Los pájaros de Shakespeare

Miguel-Anxo Murado
Miguel-Anxo Murado ESCRITOR Y PERIODISTA

CARBALLO

Ed

Esta mañana, al despertarme en un hotel de Míchigan, un estornino se posó en el alféizar de mi ventana y me hizo recordar de repente que hace cuatrocientos años murió Shakespeare

23 abr 2016 . Actualizado a las 05:00 h.

Esta mañana, al despertarme en un hotel de Míchigan, un estornino se posó en el alféizar de mi ventana y me hizo recordar de repente que hace cuatrocientos años murió Shakespeare. Así son los pensamientos: se posan como los pájaros. Y en este caso el pájaro mismo era el pensamiento. Porque el estornino norteamericano, aunque no lo parezca, es una criatura eminentemente shakesperiana.

Por Shakespeare se han hecho muchas locuras. Recuerdo, por ejemplo, el caso de aquel tipo, creo que era polaco, que estaba tan obsesionado por interpretar un papel en alguna obra del Old Vic Theatre que acabó donando su cuerpo para que -una vez muerto- usasen su calavera en la famosa escena de Hamlet -y que no es la de «Ser o no ser», como se piensa tantas veces, sino «Oh, pobre Yorick»-. También conocí una vez a un señor de Yorkshire que les había puesto a sus tres hijas los nombres de las hijas del rey Lear; lo que, considerando lo que le hicieron a Lear sus hijas, parece una temeridad.

Pero quizás el mayor disparate que se ha hecho nunca por el bardo de Stratford sea el que cometió Eugene Schieffelin en 1890. A este farmacéutico alemán que había emigrado a Estados Unidos se le metió en la cabeza la idea de que había que llevar al Nuevo Mundo todas y cada una de las especies que menciona Shakespeare en sus obras.

Shakespeare cita, por lo menos, unas sesenta especies, desde el búho que da las buenas noches a Lady Macbeth al halcón que Hamlet oye gañir cuando sopla el viento del sur, o la discusión doméstica que tienen Romeo y Julieta a cuenta de si es la alondra o el ruiseñor quien los despierta tras su primera noche de amor. Pero hay una línea en Enrique IV (Parte I) que acabaría provocando una catástrofe. En el primer acto, Hotspur dice que, para atormentar al rey, se va a hacer con un estornino y enseñarle a decir el nombre de Mortimer, su gran enemigo, para que se lo repita a todas horas. Hotspur no llega a hacerse con el estornino ni Shakespeare vuelve a mencionar a este pájaro en ningún otro sitio, pero esta línea le bastó a Schieffelin  para soltar sesenta especímenes de estorninos en el Central Park de Nueva York una fría mañana de marzo. Y, para asegurarse, al año siguiente soltó otros cuarenta.

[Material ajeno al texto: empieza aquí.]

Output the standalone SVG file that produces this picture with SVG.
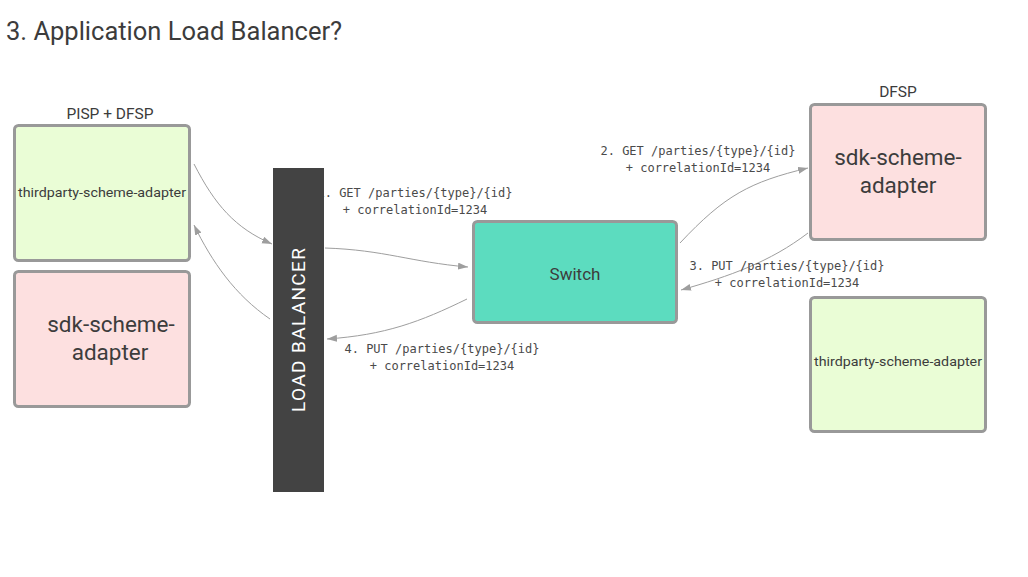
<svg xmlns="http://www.w3.org/2000/svg" width="1028" height="577" viewBox="0 0 1028 577">
<style>
.box{stroke:#999999;stroke-width:3}
.green{fill:#eafdd6}
.pink{fill:#fde0e0}
.t{font-family:Roboto,"Liberation Sans",sans-serif;fill:#3c3c3c;text-anchor:middle}
.mono{font-family:"DejaVu Sans Mono","Liberation Mono",monospace;font-size:12px;fill:#4a4a4a;text-anchor:middle}
.conn{fill:none;stroke:#9e9e9e;stroke-width:1}
</style>
<defs>
<marker id="arr" markerUnits="userSpaceOnUse" markerWidth="11" markerHeight="8" refX="10" refY="3.5" orient="auto">
<path d="M0,0 L10,3.5 L0,7 z" fill="#9e9e9e"/>
</marker>
</defs>
<rect width="1028" height="577" fill="#ffffff"/>
<text x="6" y="40" font-family="Roboto,'Liberation Sans',sans-serif" font-size="25.5" fill="#3c3c3c">3. Application Load Balancer?</text>

<g id="connectors">
<path class="conn" d="M194,164 C215,205 235,228 272,244" marker-end="url(#arr)"/>
<path class="conn" d="M325,248 C385,250 410,262 468,267" marker-end="url(#arr)"/>
<path class="conn" d="M680,243 C725,195 750,182 808,168" marker-end="url(#arr)"/>
<path class="conn" d="M808,233 C770,262 730,276 681,290" marker-end="url(#arr)"/>
<path class="conn" d="M467,299 C420,322 385,335 327,339" marker-end="url(#arr)"/>
<path class="conn" d="M270,319 C235,295 212,262 194,225" marker-end="url(#arr)"/>
<text class="mono" x="415" y="197">1. GET /parties/{type}/{id}</text>
<text class="mono" x="415" y="214">+ correlationId=1234</text>
<text class="mono" x="698" y="155">2. GET /parties/{type}/{id}</text>
<text class="mono" x="698" y="172">+ correlationId=1234</text>
<text class="mono" x="787" y="270">3. PUT /parties/{type}/{id}</text>
<text class="mono" x="787" y="287">+ correlationId=1234</text>
<text class="mono" x="442" y="353">4. PUT /parties/{type}/{id}</text>
<text class="mono" x="442" y="370">+ correlationId=1234</text>
</g>

<g id="label-pisp">
<text class="t" x="110" y="119" font-size="15.5">PISP + DFSP</text>
</g>
<g id="label-dfsp">
<text class="t" x="898" y="97" font-size="15.5">DFSP</text>
</g>

<g id="left-thirdparty">
<rect class="box green" x="14.5" y="125.5" width="175" height="135" rx="4"/>
<text class="t" x="102" y="197" font-size="13.5" textLength="168" lengthAdjust="spacingAndGlyphs">thirdparty-scheme-adapter</text>
</g>
<g id="left-sdk">
<rect class="box pink" x="14.5" y="271.5" width="175" height="135" rx="4"/>
<text class="t" x="111" y="332" font-size="22.5">sdk-scheme-</text>
<text class="t" x="110" y="360" font-size="22.5">adapter</text>
</g>

<g id="load-balancer">
<rect x="273" y="168" width="51" height="324" fill="#434343"/>
<text transform="translate(305,330) rotate(-90)" x="0" y="0" font-family="Roboto,'Liberation Sans',sans-serif" font-size="19" fill="#ffffff" text-anchor="middle" textLength="164" lengthAdjust="spacing">LOAD  BALANCER</text>
</g>

<g id="switch">
<rect x="473.5" y="221.5" width="203" height="101" rx="4" fill="#5cdcbf" stroke="#999999" stroke-width="3"/>
<text class="t" x="575" y="280" font-size="17">Switch</text>
</g>

<g id="right-sdk">
<rect class="box pink" x="810.5" y="104.5" width="175" height="135" rx="4"/>
<text class="t" x="898" y="165" font-size="22.5">sdk-scheme-</text>
<text class="t" x="898" y="193" font-size="22.5">adapter</text>
</g>
<g id="right-thirdparty">
<rect class="box green" x="810.5" y="297.5" width="175" height="134" rx="4"/>
<text class="t" x="898" y="366" font-size="13.5" textLength="168" lengthAdjust="spacingAndGlyphs">thirdparty-scheme-adapter</text>
</g>
</svg>
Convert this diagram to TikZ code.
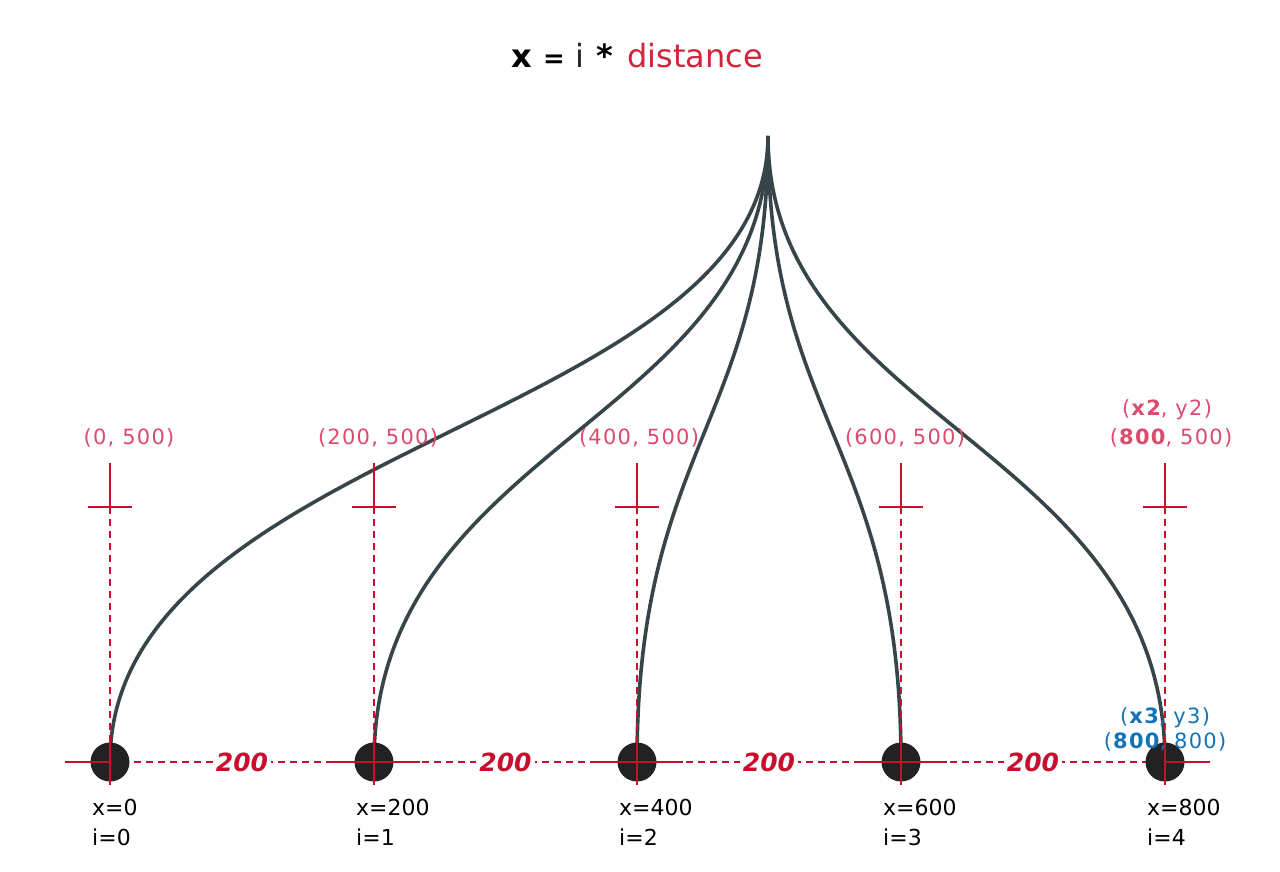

Schieffelin había fracasado con el pájaro piñonero y con la alondra, pero el estornino se convirtió rápidamente en una especie invasiva. Nunca la ficción, seguramente, ha transformado tan rápido la realidad. Por decirlo de alguna manera, los pájaros de Shakespeare son una anticipación de los de Hitchcock. Mozart tenía un estornino por mascota, y lo quería tanto que cuando murió le hizo un entierro solemne. Pero en grandes cantidades el estornino es una plaga. Se come el grano de las vacas, destroza la fruta. Se calcula que aquí, en Estados Unidos, causa unos mil millones de dólares en daños anualmente. Peor aún, es un peligro en los aeropuertos y, en una ocasión al menos, provocó que un avión se estrellase al despegar del de Boston, causando sesenta y dos muertes que no sé si habría que considerar, en cierto modo, víctimas indirectas de la belleza de la prosa de Shakespeare.

El estornino que se posó esta mañana en mi ventana, refugiándose de la lluvia y piando enloquecido, tenía sin embargo un aspecto bien pacífico: un pequeño pajarillo iridiscente, inocente como Ofelia o como Desdémona. Dijo su monólogo, que, como buena parte de los de Shakespeare, estaba basado en el monosílabo, y, como un actor, hizo un elegante mutis.